Real World Example: Baseball Salaries

If you look at a Major League Baseball roster, the mean salary is often significantly higher than what the majority of players actually take home. The superstars signing $300 million contracts pull the mean upward. Meanwhile, the guys earning the league minimum are nowhere near that "average" figure.

The Weird Siblings: Geometric and Harmonic Means

Most people think there's only one type of mean. There aren't. Depending on what you're measuring, the standard arithmetic mean might actually be the wrong tool for the job.

If you’re looking at investment growth or population increases, you need the Geometric Mean. Why? Because growth is multiplicative, not additive. If your portfolio grows 10% one year and drops 10% the next, you aren't back at zero. You're actually down 1%. The arithmetic mean would tell you your average return was 0%, but the geometric mean would show you the truth.

Then there’s the Harmonic Mean. This one is a nightmare for students but essential for scientists. It’s used for rates. If you drive 60 mph to your destination and 40 mph back, your average speed isn't 50 mph. It’s actually 48 mph. The harmonic mean accounts for the fact that you spent more time driving at the slower speed.

Why We Keep Using It

Despite its flaws, the mean is the king of statistics for one huge reason: The Central Limit Theorem.

Basically, if you take enough random samples from any population, the means of those samples will eventually form a bell curve (a normal distribution). This is the "magic" of math. It allows pollsters to predict elections and doctors to test the efficacy of new drugs.

Without the mean, we wouldn't have a reliable way to measure the "signal" in all the "noise" of the world. It’s the foundational block for almost every algorithm running on your phone right now.

Practical Steps for Using the Mean

If you're looking at a set of data and trying to make sense of it, don't just calculate the mean and stop there. You need context.

  • Check for Outliers: Always look at your highest and lowest values. If they are wildly different from the rest, your mean is probably skewed.
  • Compare to the Median: If the mean and median are close together, your data is likely "normal" or symmetrical. If the mean is much higher than the median, you've got some "Bill Gates in the pub" action happening.
  • Ask What You're Measuring: Use the arithmetic mean for physical measurements (height, weight), but switch to geometric for money/growth and harmonic for speed/rates.
  • Standard Deviation is Your Friend: The mean tells you where the center is, but the standard deviation tells you how spread out the data is. A mean of 50 could come from (50, 50, 50) or (0, 50, 100). Those are two very different stories.

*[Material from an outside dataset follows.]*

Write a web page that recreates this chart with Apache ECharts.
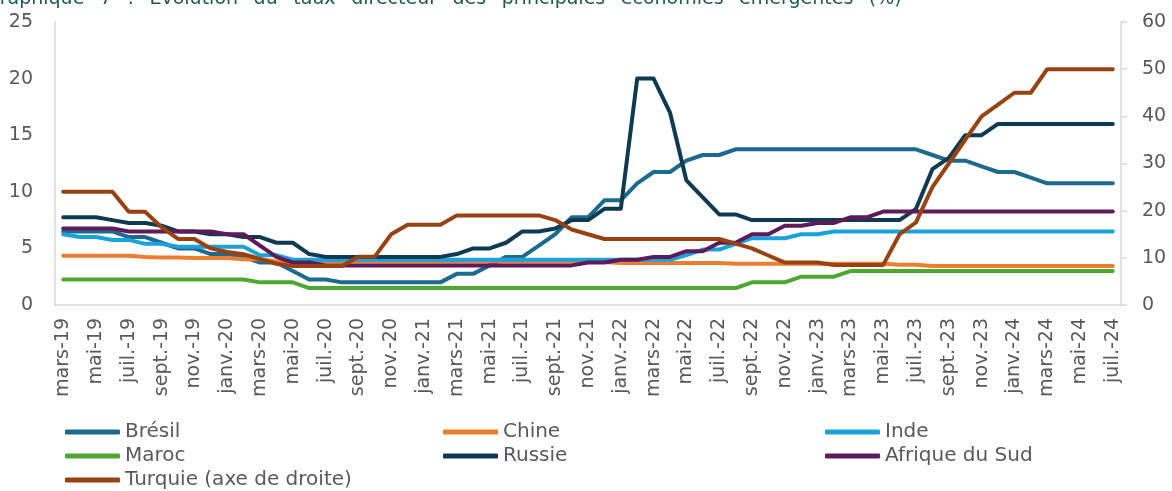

The next time you see a "mean" or "average" reported in the news, take a second to look under the hood. It’s a powerful tool, but it only tells part of the story. You have to decide if the story it's telling is the one that actually matters.


Next Steps for Mastery:
To truly understand your data, calculate the Range alongside the mean today. Subtract your smallest number from your largest. If the range is huge, your mean is likely less representative of the "typical" individual in your group. For more complex datasets, use a tool like Excel's AVERAGE function to compare multiple groups, but always pair it with the MEDIAN function to see if outliers are skewing your results.